Stated goal: Copy the lines of the data below exactly, starting at the first and stopping after the line that contains "(118,9) -- (loopl);"; include no pictures.
====== Dataset extract ======
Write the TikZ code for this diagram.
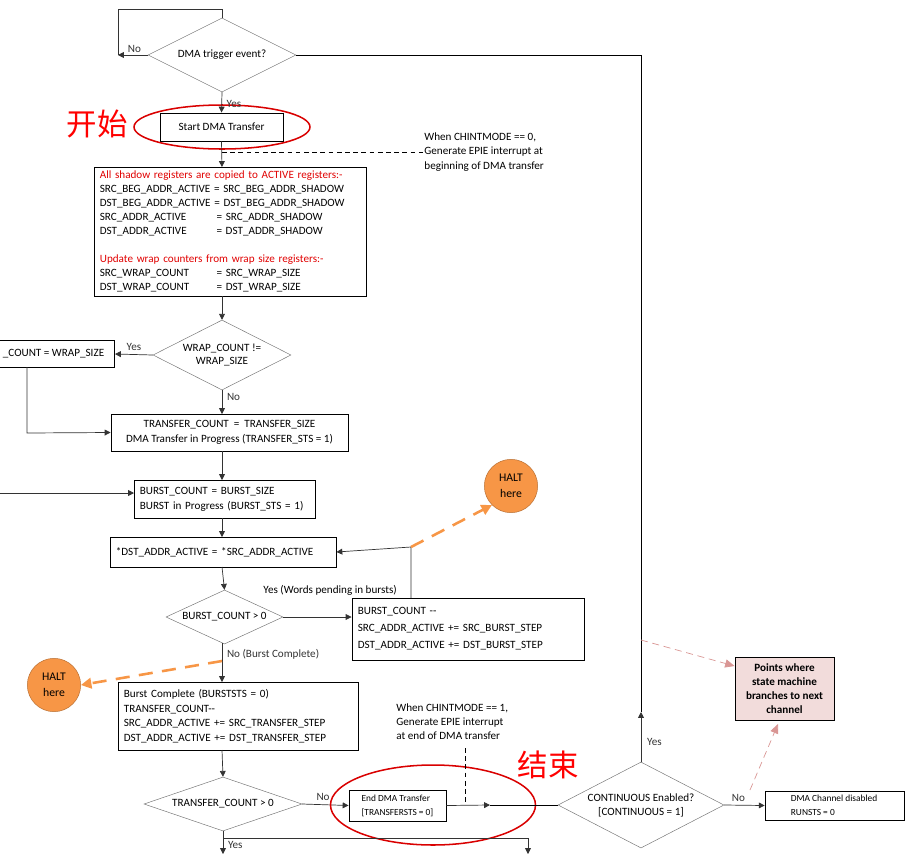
\documentclass[tikz,border=0pt]{standalone}
\usepackage{fontspec}
\setmainfont{Carlito}
\newfontfamily\cjk{Noto Sans CJK SC}
\usetikzlibrary{shapes.geometric, arrows.meta}
\definecolor{haltfill}{HTML}{F79646}
\definecolor{haltdraw}{HTML}{B66D31}
\definecolor{pinkfill}{HTML}{F2DCDB}
\definecolor{pinkline}{HTML}{D99694}
\definecolor{redtxt}{HTML}{E00000}
\tikzset{
  box/.style={rectangle, draw=black, thick, inner sep=0pt, font=\fontsize{9.5}{11.9}\selectfont},
  lbox/.style={box, align=left, inner xsep=5pt},
  decision/.style={diamond, draw=black!55, thin, inner sep=0pt, align=center, font=\fontsize{9.5}{11.9}\selectfont},
  arrow/.style={-{Triangle[length=5pt,width=5pt]}, black!80, semithick},
  lab/.style={font=\fontsize{9.5}{11.9}\selectfont, inner sep=1pt},
  halt/.style={circle, draw=haltdraw, fill=haltfill, minimum size=1.6cm, inner sep=0pt, align=center, font=\fontsize{10}{13.6}\selectfont},
  haltarrow/.style={-{Triangle[length=9pt,width=9pt]}, haltfill, line width=2.2pt, dash pattern=on 12pt off 8pt},
  pinkarrow/.style={-{Triangle[length=8pt,width=7pt]}, pinkline, semithick, dash pattern=on 6pt off 4pt},
  redell/.style={ellipse, draw=red!85!black, line width=1.3pt},
}
\begin{document}
\begin{tikzpicture}[x=0.03cm, y=-0.03cm]
\useasboundingbox (0,0) rectangle (912,854);

% trigger
\node (trig) [decision, minimum width=148*0.03cm, minimum height=74*0.03cm, aspect=2] at (222,55) {DMA trigger event?};
\coordinate (loopl) at (118,55);
\draw [arrow] (trig.west) -- node[lab, above=1pt, pos=0.45] {No} (loopl);
\draw [black!80, semithick] (trig.north) -- (222,9) -- (118,9) -- (loopl);

% start
\node (start) [box, minimum width=123*0.03cm, minimum height=28*0.03cm] at (221.5,127) {Start DMA Transfer};
\node [redell, minimum width=176*0.03cm, minimum height=44*0.03cm] (ell1) at (222,127) {};
\node (kaishi) [text=red, font=\cjk\fontsize{26}{26}\selectfont] at (97,124) {开始};
\draw [arrow] (trig.south) -- node[lab, right=3pt, pos=0.6] {Yes} (start.north);

% note 0
\node (note0) [lab, align=left, anchor=west, font=\fontsize{9.5}{12.3}\selectfont] at (423,152) {When CHINTMODE == 0,\\Generate EPIE interrupt at\\beginning of DMA transfer};
\coordinate (d0) at (222,152);
\draw [thick, dash pattern=on 4pt off 3pt] (d0) -- (note0.west);

% copy box
\node (copy) [lbox, minimum width=272*0.03cm, minimum height=129*0.03cm, text width=272*0.03cm-10pt] at (230,231.5)
{\textcolor{redtxt}{All shadow registers are copied to ACTIVE registers:-}\\
SRC\_BEG\_ADDR\_ACTIVE = SRC\_BEG\_ADDR\_SHADOW\\
DST\_BEG\_ADDR\_ACTIVE = DST\_BEG\_ADDR\_SHADOW\\
\makebox[3.5cm][l]{SRC\_ADDR\_ACTIVE}= SRC\_ADDR\_SHADOW\\
\makebox[3.5cm][l]{DST\_ADDR\_ACTIVE}= DST\_ADDR\_SHADOW\\[11.9pt]
\textcolor{redtxt}{Update wrap counters from wrap size registers:-}\\
\makebox[3.5cm][l]{SRC\_WRAP\_COUNT}= SRC\_WRAP\_SIZE\\
\makebox[3.5cm][l]{DST\_WRAP\_COUNT}= DST\_WRAP\_SIZE};
\draw [arrow] (start.south) -- (222,167);

% wrap decision
\node (wrap) [decision, minimum width=138*0.03cm, minimum height=70*0.03cm, aspect=2] at (222,355) {WRAP\_COUNT !=\\WRAP\_SIZE};
\draw [arrow] (222,296) -- (wrap.north);
\node (wbox) [box, minimum width=122*0.03cm, minimum height=27*0.03cm, anchor=east] at (115,354) {\_COUNT = WRAP\_SIZE};
\draw [arrow] (wrap.west) -- node[lab, above=2pt] {Yes} (wbox.east);

% transfer count box
\node (tbox) [box, align=center, minimum width=237*0.03cm, minimum height=37*0.03cm, font=\fontsize{9.5}{13}\selectfont] at (229.5,432.5) {TRANSFER\_COUNT\ \ =\ \ TRANSFER\_SIZE\\DMA Transfer in Progress (TRANSFER\_STS = 1)};
\draw [arrow] (wrap.south) -- node[lab, right=3pt, pos=0.3] {No} (222,414);
\draw [arrow] (27,367) -- (27,433) -- (tbox.west);

% burst box
\node (bbox) [lbox, minimum width=181*0.03cm, minimum height=38*0.03cm, text width=181*0.03cm-10pt, font=\fontsize{9.5}{13}\selectfont] at (224.5,499) {BURST\_COUNT = BURST\_SIZE\\BURST in Progress (BURST\_STS = 1)};
\draw [arrow] (222,451) -- (222,480);
\coordinate (bin) at (0,493);
\draw [arrow] (bin) -- (134,493);

% copy word
\node (dst) [lbox, minimum width=226*0.03cm, minimum height=30*0.03cm, text width=226*0.03cm-10pt] at (223,552) {*DST\_ADDR\_ACTIVE = *SRC\_ADDR\_ACTIVE};
\draw [arrow] (222,518) -- (222,537);

% burst decision
\node (bdec) [decision, minimum width=117*0.03cm, minimum height=54*0.03cm, aspect=2] at (224.5,617) {BURST\_COUNT > 0};
\draw [arrow] (222,567) -- (bdec.north);

\node (bdecr) [lbox, minimum width=232*0.03cm, minimum height=62*0.03cm, text width=232*0.03cm-10pt, font=\fontsize{9.5}{14.5}\selectfont] at (468,629) {BURST\_COUNT -{}-\\SRC\_ADDR\_ACTIVE += SRC\_BURST\_STEP\\DST\_ADDR\_ACTIVE += DST\_BURST\_STEP};
\draw [arrow] (bdec.east) -- (bdecr.west |- bdec.east);
\coordinate (bj) at (411,547);
\draw [arrow] (411,598) -- (bj) -- (dst.east);
\node [lab, anchor=south west] at (262,597) {Yes (Words pending in bursts)};

\node (halt1) [halt] at (511,486) {HALT\\here};
\draw [haltarrow] (bj) -- (halt1.south west);

% burst complete
\node (bc) [lbox, minimum width=240*0.03cm, minimum height=68*0.03cm, text width=240*0.03cm-10pt, font=\fontsize{9.5}{12.4}\selectfont] at (238,716) {Burst Complete (BURSTSTS = 0)\\TRANSFER\_COUNT-{}-\\SRC\_ADDR\_ACTIVE += SRC\_TRANSFER\_STEP\\DST\_ADDR\_ACTIVE += DST\_TRANSFER\_STEP};
\draw [arrow] (222,643) -- node[lab, right=3pt, pos=0.3] {No (Burst Complete)} (222,682);
\node (halt2) [halt] at (54,685) {HALT\\here};
\coordinate (hj) at (222,661);
\draw [haltarrow] (hj) -- (halt2.east);

% transfer decision
\node (tdec) [decision, minimum width=158*0.03cm, minimum height=54*0.03cm, aspect=2.9] at (223,804) {TRANSFER\_COUNT > 0};
\draw [arrow] (222,750) -- (tdec.north);

\node (endb) [box, align=left, minimum width=97*0.03cm, minimum height=31*0.03cm, font=\fontsize{8}{12}\selectfont] at (397.5,805.5) {End DMA Transfer\\{[}TRANSFERSTS = 0{]}};
\draw [arrow] (tdec.east) -- node[lab, above=2pt, pos=0.45] {No} (endb.west);
\node [redell, minimum width=205*0.03cm, minimum height=80*0.03cm] (ell2) at (433,805) {};
\node (jieshu) [text=red, font=\cjk\fontsize{26}{26}\selectfont] at (548,765) {结束};

\node (note1) [lab, align=left, anchor=north west, font=\fontsize{9.5}{12.3}\selectfont] at (395,702) {When CHINTMODE == 1,\\Generate EPIE interrupt\\at end of DMA transfer};
\coordinate (d1a) at (465,748);
\coordinate (d1b) at (465,805);
\draw [thick, dash pattern=on 4pt off 3pt] (d1a) -- (d1b);

% continuous
\node (cont) [decision, minimum width=166*0.03cm, minimum height=86*0.03cm, aspect=1.9] at (641,805) {CONTINUOUS Enabled?\\{[}CONTINUOUS = 1{]}};
\coordinate (cj) at (490,805);
\draw [arrow] (endb.east) -- (cj);
\draw [thick] (cj) -- (cont.west);
\coordinate (up) at (641,712);
\draw [arrow] (cont.north) -- node[lab, right=4pt, pos=0.4] {Yes} (up);
\draw [semithick] (up) -- (641,55) -- (trig.east);

\node (dis) [box, semithick, align=left, minimum width=139*0.03cm, minimum height=29*0.03cm, font=\fontsize{8}{12}\selectfont] at (834.5,805.5) {DMA Channel disabled\\RUNSTS = 0\hspace*{1.3cm}};
\draw [arrow] (cont.east) -- node[lab, above=2pt, pos=0.35] {No} (dis.west);

% points box
\node (pts) [box, fill=pinkfill, align=center, minimum width=99*0.03cm, minimum height=63*0.03cm, font=\bfseries\fontsize{9.5}{11.9}\selectfont] at (784.5,688.5) {Points where\\state machine\\branches to next\\channel};
\coordinate (p1) at (641,640);
\coordinate (p2) at (750,790);
\draw [pinkarrow] (p1) -- (pts.west |- 0,666);
\draw [pinkarrow] (p2) -- (778,724);

% bottom
\draw [arrow] (tdec.south) -- node[lab, right=3pt, pos=0.6] {Yes} (223,854);
\draw [thick, black!80] (223,838) -- (528,838);
\draw [arrow] (528,838) -- (528,854);
\end{tikzpicture}
\end{document}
======
Solution to the exercise:
Write the TikZ code for this diagram.
\documentclass[tikz,border=0pt]{standalone}
\usepackage{fontspec}
\setmainfont{Carlito}
\newfontfamily\cjk{Noto Sans CJK SC}
\usetikzlibrary{shapes.geometric, arrows.meta}
\definecolor{haltfill}{HTML}{F79646}
\definecolor{haltdraw}{HTML}{B66D31}
\definecolor{pinkfill}{HTML}{F2DCDB}
\definecolor{pinkline}{HTML}{D99694}
\definecolor{redtxt}{HTML}{E00000}
\tikzset{
  box/.style={rectangle, draw=black, thick, inner sep=0pt, font=\fontsize{9.5}{11.9}\selectfont},
  lbox/.style={box, align=left, inner xsep=5pt},
  decision/.style={diamond, draw=black!55, thin, inner sep=0pt, align=center, font=\fontsize{9.5}{11.9}\selectfont},
  arrow/.style={-{Triangle[length=5pt,width=5pt]}, black!80, semithick},
  lab/.style={font=\fontsize{9.5}{11.9}\selectfont, inner sep=1pt},
  halt/.style={circle, draw=haltdraw, fill=haltfill, minimum size=1.6cm, inner sep=0pt, align=center, font=\fontsize{10}{13.6}\selectfont},
  haltarrow/.style={-{Triangle[length=9pt,width=9pt]}, haltfill, line width=2.2pt, dash pattern=on 12pt off 8pt},
  pinkarrow/.style={-{Triangle[length=8pt,width=7pt]}, pinkline, semithick, dash pattern=on 6pt off 4pt},
  redell/.style={ellipse, draw=red!85!black, line width=1.3pt},
}
\begin{document}
\begin{tikzpicture}[x=0.03cm, y=-0.03cm]
\useasboundingbox (0,0) rectangle (912,854);

% trigger
\node (trig) [decision, minimum width=148*0.03cm, minimum height=74*0.03cm, aspect=2] at (222,55) {DMA trigger event?};
\coordinate (loopl) at (118,55);
\draw [arrow] (trig.west) -- node[lab, above=1pt, pos=0.45] {No} (loopl);
\draw [black!80, semithick] (trig.north) -- (222,9) -- (118,9) -- (loopl);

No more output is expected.